The magazine’s Scientific American 50 listing can be found at www.sciam.com.
RCA Lab Manager, Sid Deliwala, was recognized for creating an outstanding Electrical and Systems Engineering Lab. See Page 26 in Penn Engineering News
Brian Edwards, PhD Candidate in Electrical & Systems Engineering, has created electric tweezers that enable everyone to have a desktop lab. Click here to read article.
Prof. Barry Silverman's simulation research received extensive coverage in the September 2006 IEEE Spectrum article "Modeling Terrorists".
Gnana Bharathy (PhD ESE, 2006, Advisor: B. Silverman) was awarded the Stevens Doctoral Award for Promising Research in Systems Engineering and Integration. Along with the plaque and recognition at the Annual INCOSE Symposium, Dr. Bharathy received a $5000 grant.
Zhan Chen, Albert Ip, and Kejia Wu won first place honors in the SEAS Senior Design Competition held on Wednesday,
April 26, 2006. Their project was "Intellicam: An Intelligent Visual Tracking System" (Advisors: Jan Van der Spiegel
and Viktor Gruev).

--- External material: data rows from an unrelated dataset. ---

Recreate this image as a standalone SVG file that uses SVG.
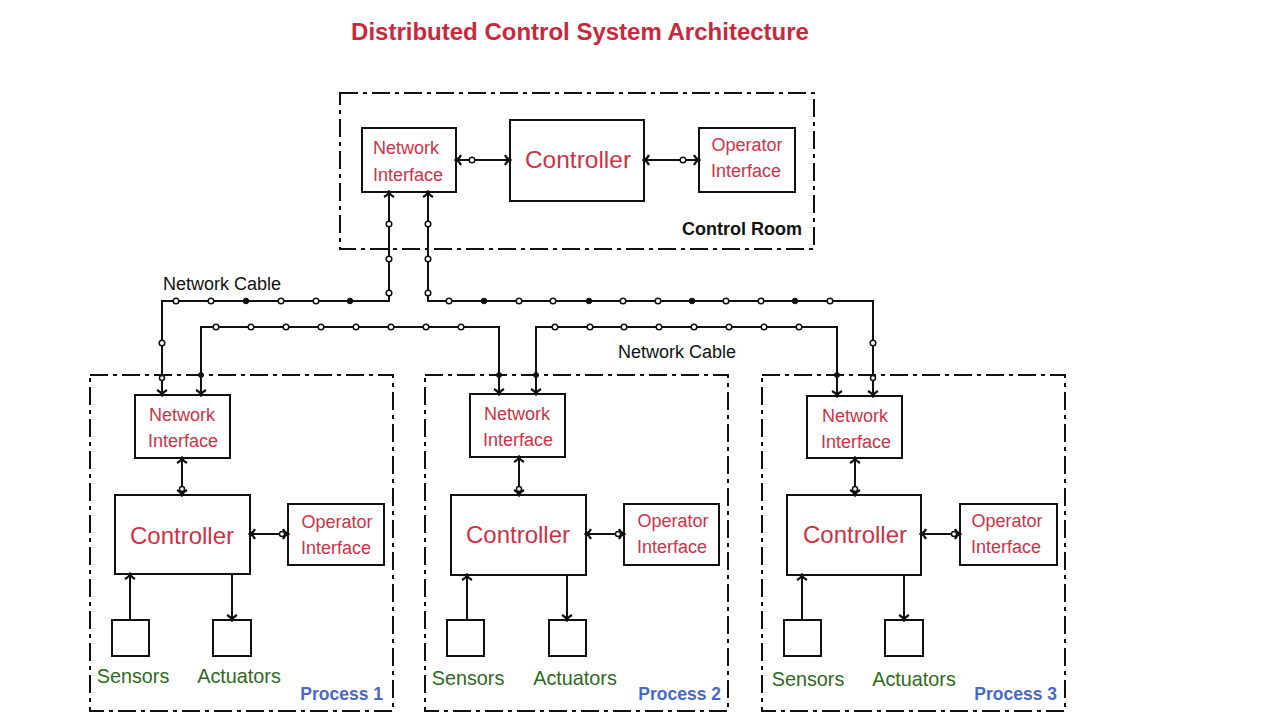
<svg xmlns="http://www.w3.org/2000/svg" width="1280" height="720" viewBox="0 0 1280 720">
<style>
.zone{fill:none;stroke:#111;stroke-width:2;stroke-dasharray:18 5 4 5}
.box{fill:#fff;stroke:#111;stroke-width:2}
.cable{fill:none;stroke:#111;stroke-width:2}
.link{fill:none;stroke:#111;stroke-width:2}
.ho{fill:#fff;stroke:#111;stroke-width:1.5}
.fi{fill:#111;stroke:#111;stroke-width:1}
.lbl{font-family:"Liberation Sans",Arial,sans-serif;fill:#cc3347;text-anchor:middle}
.ni{font-size:18px}
.ctl{font-size:24px}
.grn{font-family:"Liberation Sans",Arial,sans-serif;fill:#2d6a1e;font-size:19.8px;text-anchor:middle}
.proc{font-family:"Liberation Sans",Arial,sans-serif;fill:#4a68c8;font-size:17.5px;font-weight:bold;text-anchor:end}
.blk{font-family:"Liberation Sans",Arial,sans-serif;fill:#111;font-size:18px}
</style>
<defs>
<marker id="ah" viewBox="-8 -7 10 14" refX="0" refY="0" markerWidth="10" markerHeight="14" markerUnits="userSpaceOnUse" orient="auto-start-reverse">
<path d="M-5,-5 Q-3,-1 0,0 Q-3,1 -5,5" fill="none" stroke="#111" stroke-width="2.2"/>
</marker>
</defs>
<rect width="1280" height="720" fill="#fff"/>
<text x="580" y="40" font-family="Liberation Sans,Arial,sans-serif" font-size="24" font-weight="bold" fill="#c8283c" text-anchor="middle">Distributed Control System Architecture</text>

<g id="control-room">
<rect class="zone" x="340" y="93" width="474" height="156"/>
<text class="blk" x="802" y="235" text-anchor="end" font-weight="bold" font-size="17.5px">Control Room</text>
</g>
<g id="cr-network-interface">
<rect class="box" x="362" y="128" width="94" height="64"/>
<text class="lbl ni" x="406" y="154">Network</text>
<text class="lbl ni" x="408" y="181">Interface</text>
</g>
<g id="cr-controller">
<rect class="box" x="510" y="120" width="134" height="81"/>
<text class="lbl" x="578" y="168" font-size="24.5px">Controller</text>
</g>
<g id="cr-operator-interface">
<rect class="box" x="699" y="128" width="96" height="64"/>
<text class="lbl ni" x="747" y="151">Operator</text>
<text class="lbl ni" x="746" y="177">Interface</text>
</g>

<g id="process-1">
<rect class="zone" x="90" y="375" width="303" height="336"/>
<text class="proc" x="383" y="700">Process 1</text>
</g>
<g id="process-2">
<rect class="zone" x="425" y="375" width="303" height="336"/>
<text class="proc" x="721" y="700">Process 2</text>
</g>
<g id="process-3">
<rect class="zone" x="762" y="375" width="303" height="336"/>
<text class="proc" x="1057" y="700">Process 3</text>
</g>

<g id="p1-nodes">
<g id="p1-network-interface"><rect class="box" x="135" y="395" width="95" height="63"/><text class="lbl ni" x="182" y="421">Network</text><text class="lbl ni" x="183" y="447">Interface</text></g>
<g id="p1-controller"><rect class="box" x="115" y="495" width="135" height="79"/><text class="lbl ctl" x="182" y="544">Controller</text></g>
<g id="p1-operator-interface"><rect class="box" x="288" y="504" width="96" height="61"/><text class="lbl ni" x="337" y="528">Operator</text><text class="lbl ni" x="336" y="554">Interface</text></g>
<g id="p1-sensors"><rect class="box" x="112" y="620" width="37" height="36"/><text class="grn" x="133" y="683">Sensors</text></g>
<g id="p1-actuators"><rect class="box" x="213" y="620" width="38" height="36"/><text class="grn" x="239" y="683">Actuators</text></g>
</g>
<g id="p2-nodes" transform="translate(335,0)">
<g id="p2-network-interface"><rect class="box" x="135" y="394" width="95" height="63"/><text class="lbl ni" x="182" y="420">Network</text><text class="lbl ni" x="183" y="446">Interface</text></g>
<g id="p2-controller"><rect class="box" x="116" y="495" width="135" height="80"/><text class="lbl ctl" x="183" y="543">Controller</text></g>
<g id="p2-operator-interface"><rect class="box" x="289" y="504" width="95" height="61"/><text class="lbl ni" x="338" y="527">Operator</text><text class="lbl ni" x="337" y="553">Interface</text></g>
<g id="p2-sensors"><rect class="box" x="112" y="620" width="37" height="36"/><text class="grn" x="133" y="685">Sensors</text></g>
<g id="p2-actuators"><rect class="box" x="214" y="620" width="37" height="36"/><text class="grn" x="240" y="685">Actuators</text></g>
</g>
<g id="p3-nodes" transform="translate(672,0)">
<g id="p3-network-interface"><rect class="box" x="135" y="396" width="95" height="62"/><text class="lbl ni" x="183" y="422">Network</text><text class="lbl ni" x="184" y="448">Interface</text></g>
<g id="p3-controller"><rect class="box" x="115" y="495" width="134" height="80"/><text class="lbl ctl" x="183" y="543">Controller</text></g>
<g id="p3-operator-interface"><rect class="box" x="288" y="504" width="97" height="61"/><text class="lbl ni" x="335" y="527">Operator</text><text class="lbl ni" x="334" y="553">Interface</text></g>
<g id="p3-sensors"><rect class="box" x="112" y="620" width="37" height="36"/><text class="grn" x="136" y="686">Sensors</text></g>
<g id="p3-actuators"><rect class="box" x="213" y="620" width="38" height="36"/><text class="grn" x="242" y="686">Actuators</text></g>
</g>

<g id="connectors">
<path class="link" d="M456,160 H510" marker-start="url(#ah)" marker-end="url(#ah)"/>
<path class="link" d="M644,160 H699" marker-start="url(#ah)" marker-end="url(#ah)"/>
<circle class="ho" cx="472" cy="160" r="2.8"/>
<circle class="ho" cx="683" cy="160" r="2.8"/>
<path class="cable" d="M389,192 V301 H162 V395" marker-start="url(#ah)" marker-end="url(#ah)"/>
<path class="cable" d="M428,192 V301 H873 V396" marker-start="url(#ah)" marker-end="url(#ah)"/>
<path class="cable" d="M201,395 V327 H499 V394" marker-start="url(#ah)" marker-end="url(#ah)"/>
<path class="cable" d="M536,394 V327 H837 V396" marker-start="url(#ah)" marker-end="url(#ah)"/>
<g id="cable-beads">
<circle class="ho" cx="389" cy="224" r="2.8"/><circle class="ho" cx="389" cy="259" r="2.8"/><circle class="ho" cx="389" cy="293" r="2.8"/>
<circle class="ho" cx="428" cy="224" r="2.8"/><circle class="ho" cx="428" cy="259" r="2.8"/><circle class="ho" cx="428" cy="293" r="2.8"/>
<circle class="ho" cx="176" cy="301" r="2.8"/><circle class="ho" cx="211" cy="301" r="2.8"/><circle class="fi" cx="246" cy="301" r="2.8"/><circle class="ho" cx="281" cy="301" r="2.8"/><circle class="ho" cx="316" cy="301" r="2.8"/><circle class="fi" cx="350" cy="301" r="2.8"/>
<circle class="ho" cx="449" cy="301" r="2.8"/><circle class="fi" cx="484" cy="301" r="2.8"/><circle class="ho" cx="519" cy="301" r="2.8"/><circle class="ho" cx="553" cy="301" r="2.8"/><circle class="fi" cx="589" cy="301" r="2.8"/><circle class="ho" cx="623" cy="301" r="2.8"/><circle class="ho" cx="658" cy="301" r="2.8"/><circle class="fi" cx="692" cy="301" r="2.8"/><circle class="ho" cx="726" cy="301" r="2.8"/><circle class="ho" cx="761" cy="301" r="2.8"/><circle class="fi" cx="795" cy="301" r="2.8"/><circle class="ho" cx="830" cy="301" r="2.8"/>
<circle class="ho" cx="216" cy="327" r="2.8"/><circle class="ho" cx="251" cy="327" r="2.8"/><circle class="ho" cx="286" cy="327" r="2.8"/><circle class="ho" cx="321" cy="327" r="2.8"/><circle class="ho" cx="356" cy="327" r="2.8"/><circle class="ho" cx="391" cy="327" r="2.8"/><circle class="ho" cx="426" cy="327" r="2.8"/><circle class="ho" cx="461" cy="327" r="2.8"/>
<circle class="ho" cx="555" cy="327" r="2.8"/><circle class="ho" cx="590" cy="327" r="2.8"/><circle class="ho" cx="624" cy="327" r="2.8"/><circle class="ho" cx="659" cy="327" r="2.8"/><circle class="ho" cx="694" cy="327" r="2.8"/><circle class="ho" cx="729" cy="327" r="2.8"/><circle class="ho" cx="764" cy="327" r="2.8"/><circle class="ho" cx="799" cy="327" r="2.8"/>
<circle class="ho" cx="162" cy="343" r="2.8"/><circle class="ho" cx="873" cy="343" r="2.8"/>
<circle class="ho" cx="162" cy="378" r="2.5"/><circle class="fi" cx="201" cy="375" r="2.5"/><circle class="fi" cx="499" cy="375" r="2.5"/><circle class="fi" cx="536" cy="375" r="2.5"/><circle class="fi" cx="837" cy="375" r="2.5"/><circle class="ho" cx="873" cy="378" r="2.5"/>
</g>
<g id="p1-links">
<path class="link" d="M182,458 V495" marker-start="url(#ah)" marker-end="url(#ah)"/><circle class="ho" cx="182" cy="489" r="2.5"/>
<path class="link" d="M250,534 H288" marker-start="url(#ah)" marker-end="url(#ah)"/><circle class="ho" cx="282" cy="534" r="2.5"/>
<path class="link" d="M130,620 V574" marker-end="url(#ah)"/>
<path class="link" d="M232,574 V620" marker-end="url(#ah)"/>
</g>
<g id="p2-links" transform="translate(335,0)">
<path class="link" d="M184,457 V495" marker-start="url(#ah)" marker-end="url(#ah)"/><circle class="ho" cx="184" cy="489" r="2.5"/>
<path class="link" d="M251,534 H289" marker-start="url(#ah)" marker-end="url(#ah)"/><circle class="ho" cx="283" cy="534" r="2.5"/>
<path class="link" d="M132,620 V575" marker-end="url(#ah)"/>
<path class="link" d="M232,575 V620" marker-end="url(#ah)"/>
</g>
<g id="p3-links" transform="translate(672,0)">
<path class="link" d="M183,458 V495" marker-start="url(#ah)" marker-end="url(#ah)"/><circle class="ho" cx="183" cy="489" r="2.5"/>
<path class="link" d="M249,534 H288" marker-start="url(#ah)" marker-end="url(#ah)"/><circle class="ho" cx="282" cy="534" r="2.5"/>
<path class="link" d="M130,620 V575" marker-end="url(#ah)"/>
<path class="link" d="M232,575 V620" marker-end="url(#ah)"/>
</g>
<text class="blk" x="163" y="290">Network Cable</text>
<text class="blk" x="618" y="358">Network Cable</text>
</g>
</svg>
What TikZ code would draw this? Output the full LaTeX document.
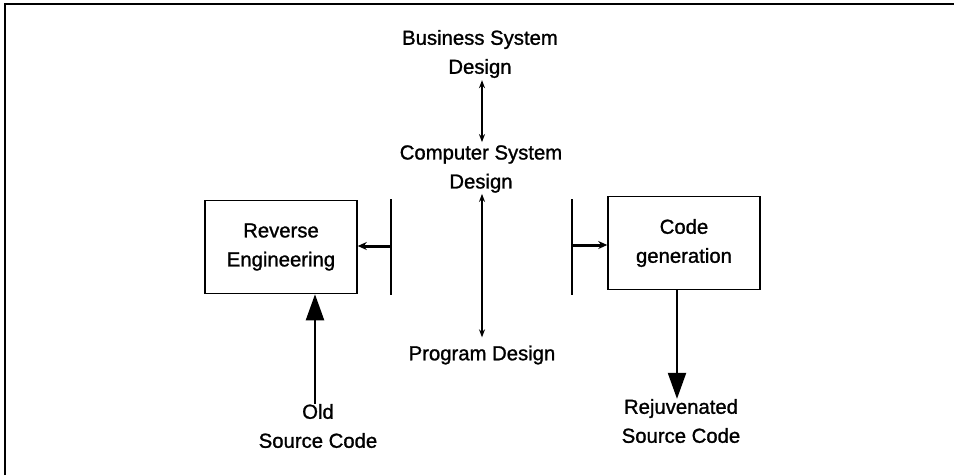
\documentclass[tikz,border=0pt]{standalone}
\usepackage{fontspec}
\setmainfont[FakeBold=1.2]{Liberation Sans}
\usetikzlibrary{arrows.meta,calc}
\begin{document}
\begin{tikzpicture}[x=1pt,y=-1pt,
  lbl/.style={align=center,font=\fontsize{20.3}{29}\selectfont,inner sep=0pt},
  procbox/.style={draw,line width=1.5pt,minimum width=152pt,minimum height=93pt,
    align=center,font=\fontsize{20.3}{29}\selectfont,inner sep=0pt},
  thinarr/.style={line width=1.3pt,{Stealth[length=8pt,width=6pt]}-{Stealth[length=8pt,width=6pt]}},
  feed/.style={line width=3pt,-{Stealth[length=9pt,width=8pt]}},
  bigarr/.style={line width=2.2pt,-{Triangle[length=26pt,width=18pt]}},
  bar/.style={line width=1.8pt}]
\useasboundingbox (0,0) rectangle (954,475);
% frame (top and left edges)
\draw[line width=2.6pt] (5,475) -- (5,4) -- (954,4);

% design levels
\node[lbl] (bsd) at (480,54) {Business System\\Design};
\node[lbl] (csd) at (481,169) {Computer System\\Design};
\node[lbl] (pd)  at (482,355) {Program Design};

% process boxes
\node[procbox] (rev) at (281,247) {Reverse\\Engineering};
\node[procbox] (cg)  at (684,243) {Code\\generation};

% source code labels
\node[lbl] (old) at (318,426) {Old\\Source Code};
\node[lbl] (rej) at (681,421) {Rejuvenated\\Source Code};

% bars either side of the central axis
\coordinate (lbt) at (391,199);
\coordinate (lbb) at (391,295);
\coordinate (rbt) at (572,199);
\coordinate (rbb) at (572,295);
\draw[bar] (lbt) -- (lbb);
\draw[bar] (rbt) -- (rbb);
\coordinate (lbm) at (391,246);
\coordinate (rbm) at (572,245);

% connectors
\draw[thinarr] ($(bsd.south)+(2,2)$) -- ($(csd.north)+(1,-3)$);
\draw[thinarr] ($(csd.south)+(1,1)$) -- ($(pd.north)+(0,-8)$);
\draw[feed] (lbm) -- (lbm -| rev.east);
\draw[feed] (rbm) -- (rbm -| cg.west);
\coordinate (oldtop) at ($(old.north)+(-3,0)$);
\draw[bigarr] (oldtop) -- (oldtop |- rev.south);
\coordinate (cgout) at (677,289);
\draw[bigarr] (cgout) -- (cgout |- rej.north);
\end{tikzpicture}
\end{document}
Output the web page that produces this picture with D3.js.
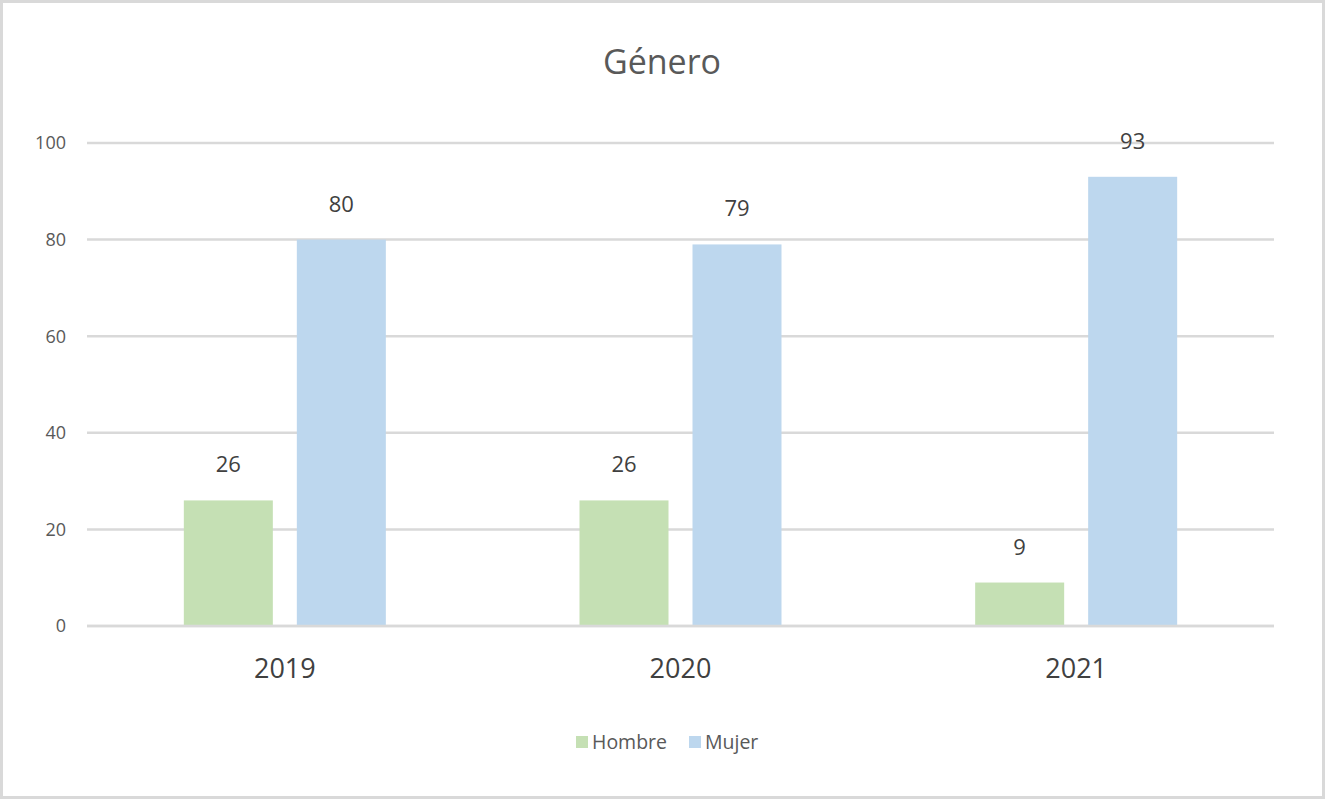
<!DOCTYPE html>
<html><head><meta charset="utf-8">
<script src="https://cdn.jsdelivr.net/npm/d3@7"></script>
<style>body{margin:0;background:#fff;}svg{display:block;}</style>
</head><body>
<svg id="c" width="1326" height="800"></svg>
<script>
const categories = ["2019", "2020", "2021"];
const seriesNames = ["Hombre", "Mujer"];
const hombre = [26, 26, 9];
const mujer = [80, 79, 93];
const yTicks = [0, 20, 40, 60, 80, 100];
const colors = ["#c5e0b4", "#bdd7ee"];

(function () {
const svg = d3.select("#c");
const font = "'Open Sans', 'Segoe UI', sans-serif";
svg.append("rect").attr("x", 1.5).attr("y", 1.5).attr("width", 1322).attr("height", 796)
  .attr("fill", "#fff").attr("stroke", "#d9d9d9").attr("stroke-width", 3);

const pl = 87, pr = 1274, pt = 143, pb = 626;
const x = d3.scaleBand().domain(categories).range([pl, pr]);
const y = d3.scaleLinear().domain([0, 100]).range([pb, pt]);
const barW = 89, gap = 24;
const xs = d3.scaleOrdinal().domain(seriesNames).range([-(gap / 2 + barW), gap / 2]);

svg.append("g").selectAll("line").data(yTicks).join("line")
  .attr("x1", pl).attr("x2", pr).attr("y1", d => y(d)).attr("y2", d => y(d))
  .attr("stroke", "#d9d9d9").attr("stroke-width", 2.5);

svg.append("g").selectAll("text").data(yTicks).join("text")
  .attr("x", 66).attr("y", d => y(d)).attr("dy", "0.35em").attr("text-anchor", "end")
  .attr("font-family", font).attr("font-size", 18).attr("fill", "#595959").text(d => d);

const series = [hombre, mujer];
series.forEach((vals, si) => {
  const g = svg.append("g");
  g.selectAll("rect").data(categories).join("rect")
    .attr("x", (c) => x(c) + x.bandwidth() / 2 + xs(seriesNames[si]))
    .attr("width", barW)
    .attr("y", (c, i) => y(vals[i]))
    .attr("height", (c, i) => y(0) - y(vals[i]))
    .attr("fill", colors[si]);
  g.selectAll("text").data(categories).join("text")
    .attr("x", (c) => x(c) + x.bandwidth() / 2 + xs(seriesNames[si]) + barW / 2)
    .attr("y", (c, i) => y(vals[i]) - 28)
    .attr("text-anchor", "middle")
    .attr("font-family", font).attr("font-size", 22).attr("fill", "#404040")
    .text((c, i) => vals[i]);
});

svg.append("line").attr("x1", pl).attr("x2", pr).attr("y1", y(0)).attr("y2", y(0))
  .attr("stroke", "#d9d9d9").attr("stroke-width", 2.5);

svg.append("g").selectAll("text").data(categories).join("text")
  .attr("x", c => x(c) + x.bandwidth() / 2).attr("y", 678).attr("text-anchor", "middle")
  .attr("font-family", font).attr("font-size", 27).attr("fill", "#404040").text(c => c);

svg.append("text").attr("x", 662).attr("y", 74).attr("text-anchor", "middle")
  .attr("font-family", font).attr("font-size", 34).attr("fill", "#595959").text("Género");

const legendX = [576, 689];
seriesNames.forEach((n, i) => {
  svg.append("rect").attr("x", legendX[i]).attr("y", 736).attr("width", 12).attr("height", 12).attr("fill", colors[i]);
  svg.append("text").attr("x", legendX[i] + 16).attr("y", 749)
    .attr("font-family", font).attr("font-size", 19.5).attr("fill", "#595959").text(n);
});
})();
</script>
</body></html>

Honorable Mention awarded to Angelos Stamatakis, Jose Gabriel Ramos, Sendil Palani, and Vijay
Narasiman for "Encoding/Decoding System for PAPPA Experiment" (Advisor: Mark Devlin) and to Dong Tran and Michelle Kam
for "Pediatric Dynamometer" (Advisors: Jay N. Zemel and Babette Zemel).
Prof Nader Engheta was named the H. Nedwill Ramsey Professor of Electrical
Engineering (Sept. 2005). The H. Nedwill Ramsey Chair was established in The Moore School of Electrical Engineering through
the bequest of Mr. Ramsey, E'20, who had been a Penn Trustee and President of Philadelphia Electric Company.
Prof Ali
Jadbabaie was the recipient of the 2005 George S. Axelby
Outstanding Paper Award for the best paper published in the IEEE
Transactions on Automatic Control/ during 2003 and 2004 (winners are
chosen on "originality, potential impact on the theoretical
foundations of control, importance and practical significance in
applications, and clarity"). The awarding ceremony was held Dec. 14
in Seville, Spain, at the joint 44th IEEE Conference on Decision and
Control and European Control Conference ECC 2005 (CDC-ECC). The
winning paper, "Coordination of Groups of Mobile Autonomous Agents
using Nearest Neighbor Rules" [48( 6), 988-100 (2003)], was
co-authored by A. Jadbabaie, J. Lin, and Stephen Morse.